Professional engineering practice incorporates multiple safety factors at different levels:
- Load Factors (ACI 318 Table 5.3.1):
- Dead load: 1.2-1.4
- Live load: 1.6 (reduced for multiple floors)
- Wind/Earthquake: 1.0-1.6 depending on combination
- Strength Reduction Factors (φ):
- Flexure: 0.9
- Shear: 0.75
- Bearing: 0.65
- Material Partial Factors:
- Concrete: 0.85 (β1 factor)
- Steel: 0.9 (for strain compatibility)
- Global Safety Factors:
- 1.4-1.6 for standard designs
- 1.8-2.0 for critical infrastructure
- 2.0+ for nuclear/blast-resistant structures
This calculator uses a conservative 1.6 global safety factor by default, equivalent to φ=0.9 for flexure combined with 1.2D+1.6L load combination. For custom safety factors, adjust the selector or consult ACI 318 Chapter 5 for load combination specifics.

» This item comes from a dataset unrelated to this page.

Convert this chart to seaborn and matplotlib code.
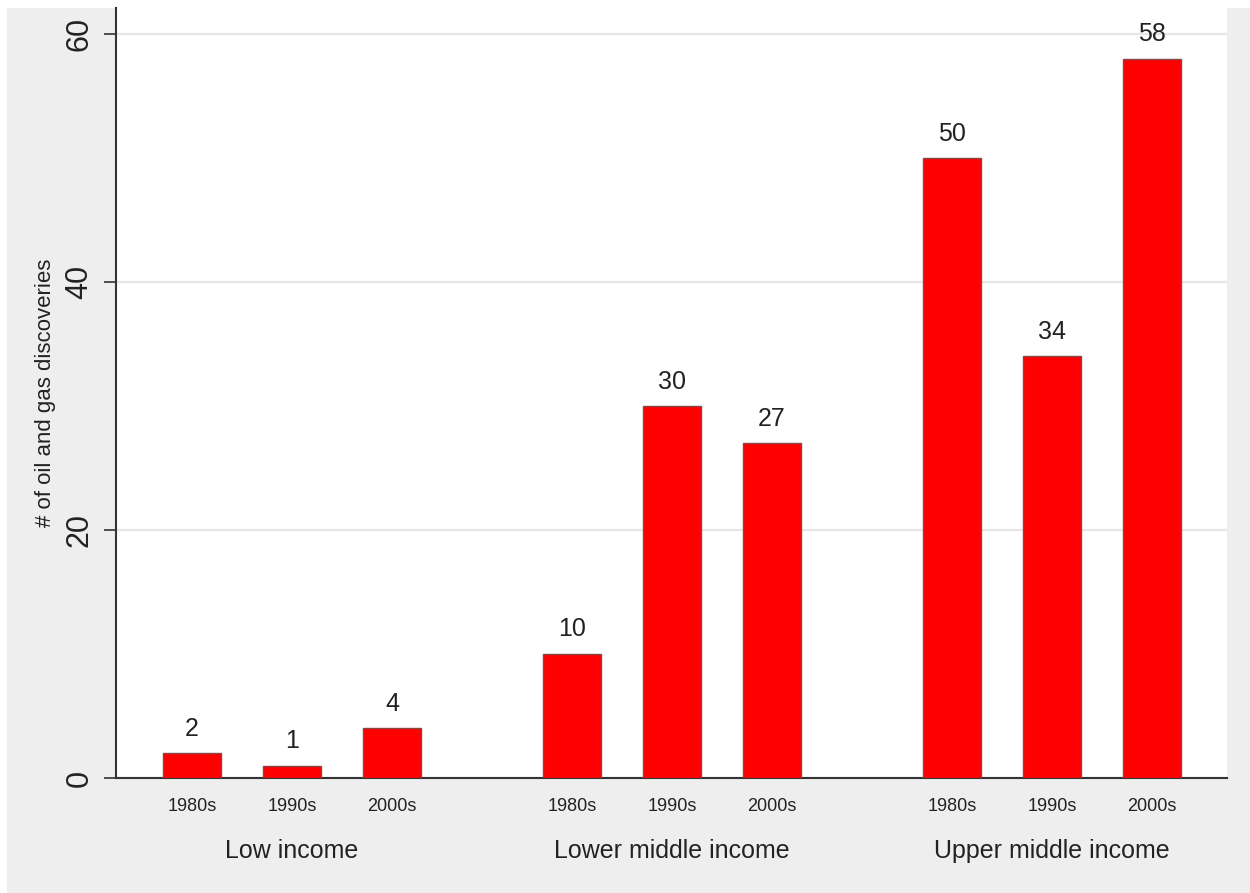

How do I account for openings in concrete beams?
Openings in beams require special consideration per ACI 318 Section 22.3.6. Follow these engineering principles:
Design Requirements:
- Maximum opening size: 1/3 of beam depth and 1/2 of beam width
- Minimum 6″ concrete between opening and beam edge
- Reinforcement around opening must develop 125% of the interrupted bars’ capacity
Analysis Methods:
- Small Openings (< 1/6 span): Treat as local disturbance. Add equivalent area of reinforcement around opening.
- Medium Openings (1/6-1/3 span): Model as frame with top/bottom chords. Design chords for Vu = Mu/a where ‘a’ is opening length.

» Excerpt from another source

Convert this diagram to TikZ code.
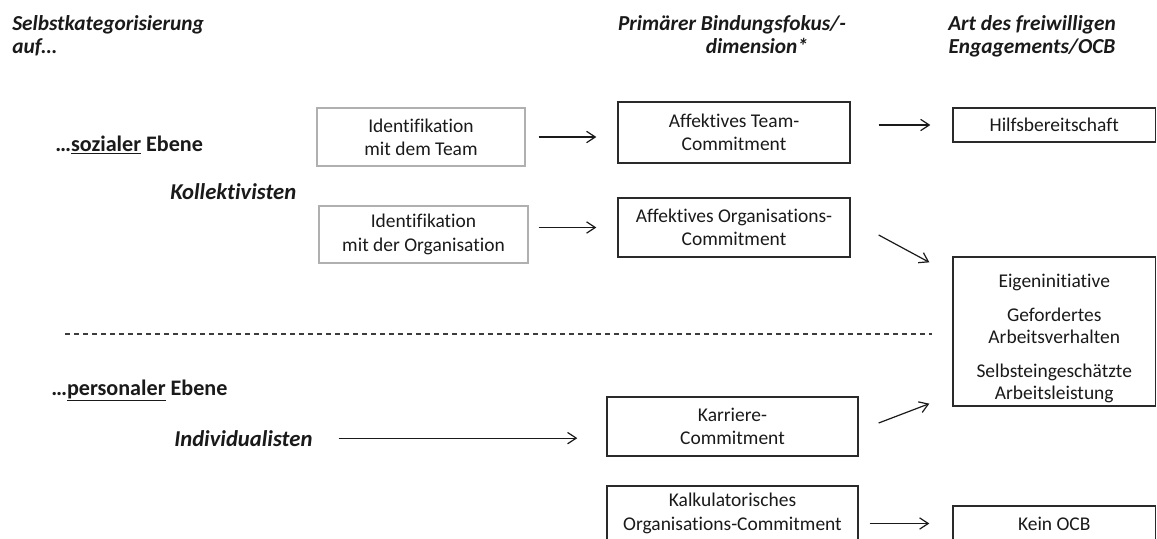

- Large Openings (>1/3 span): Design as coupled beams with separate top and bottom chords connected by vertical members.
Constructability Tips:
- Use circular or oval openings to minimize stress concentrations
- Place openings near midspan where shear is lowest
- Provide minimum 12″ concrete below openings in bottom chord
- Use headed bars or mechanical anchorage for reinforcement termination
For precise analysis, use finite element software or refer to ACI SP-17(11) “Design of Beams with Web Openings”.
What are the environmental considerations for beam width selection?
Sustainable beam design balances structural requirements with environmental impact through these strategies:
Material Efficiency:
- Optimized Sizing: Each 1″ reduction in width saves ~0.08 ft³ concrete per foot (≈11 lbs CO₂/ft)
- High-Strength Concrete: 5,000 psi vs 3,000 psi reduces volume by ~20% for same capacity
- Supplementary Cementitious Materials: Fly ash (20-30% replacement) or slag (40-50%) reduce cement content
Life Cycle Considerations:
| Beam Type | Embodied Carbon (kg CO₂/m) | Recycled Content Potential |
|---|---|---|
| Standard RC (3000 psi) | 120-150 | 10-15% (rebar) |
| Optimized RC (5000 psi) | 95-110 | 15-20% |
| PT with 30% fly ash | 80-95 | 25-30% |
| UHPC (15,000 psi) | 180-220 | 5-10% |
Durability Design:
- Coastal environments: Increase cover to 2.5″, use epoxy-coated rebar
- Freeze-thaw: Air-entrained concrete (5-8% air), minimum 4,000 psi
- Chemical exposure: Sulfate-resistant cement (Type V), silica fume addition
For LEED certification, document concrete mixes with ≥25% recycled content and optimize designs to reduce material use by 10%+ compared to prescriptive requirements. The EPA’s Sustainable Materials Management program provides concrete-specific guidelines.
How often should concrete beams be inspected during construction?
Follow this inspection protocol based on OSHA 1926 Subpart Q and ACI 311.6:
Pre-Pour Inspections:
- Formwork: Check alignment (±1/4″), bracing, and release agent application
- Reinforcement: Verify bar sizes/spacing (±1/2″), cover (±1/4″), splices, and chair support
- Embedments: Confirm location of sleeves, anchors, and openings
During Pouring:
- Every 30 minutes: Check slump (target ±1″), temperature (50-90°F), and placement rate
- Every 2 feet of depth: Verify vibration effectiveness (no honeycombing)
- Continuous: Monitor cold joints (max 30 min between layers)
Post-Pour Inspections:
| Time After Pour | Inspection Focus | Frequency |
|---|---|---|
| 1-3 hours | Initial set, bleeding, plastic shrinkage cracks | Continuous |
| 12-24 hours | Form removal (if early strip), surface defects | 100% |
| 3 days | Curing effectiveness, early strength (if required) | Sample testing |
| 7 days | Compressive strength (f’c verification), camber measurement | Per ACI 318.26.5 |
| 28 days | Final strength, deflection under test load | Critical elements only |
Long-Term Monitoring:
- Annual: Visual inspection for cracks (>0.016″ width requires evaluation)
- 5-Year: Non-destructive testing (ultrasonic, rebound hammer) for critical structures
- 10-Year: Load testing if signs of distress or change in use
Document all inspections using ACI 311.6 forms or equivalent. For post-tensioned beams, add daily tendon stressing logs and grouting verification per PTI specifications.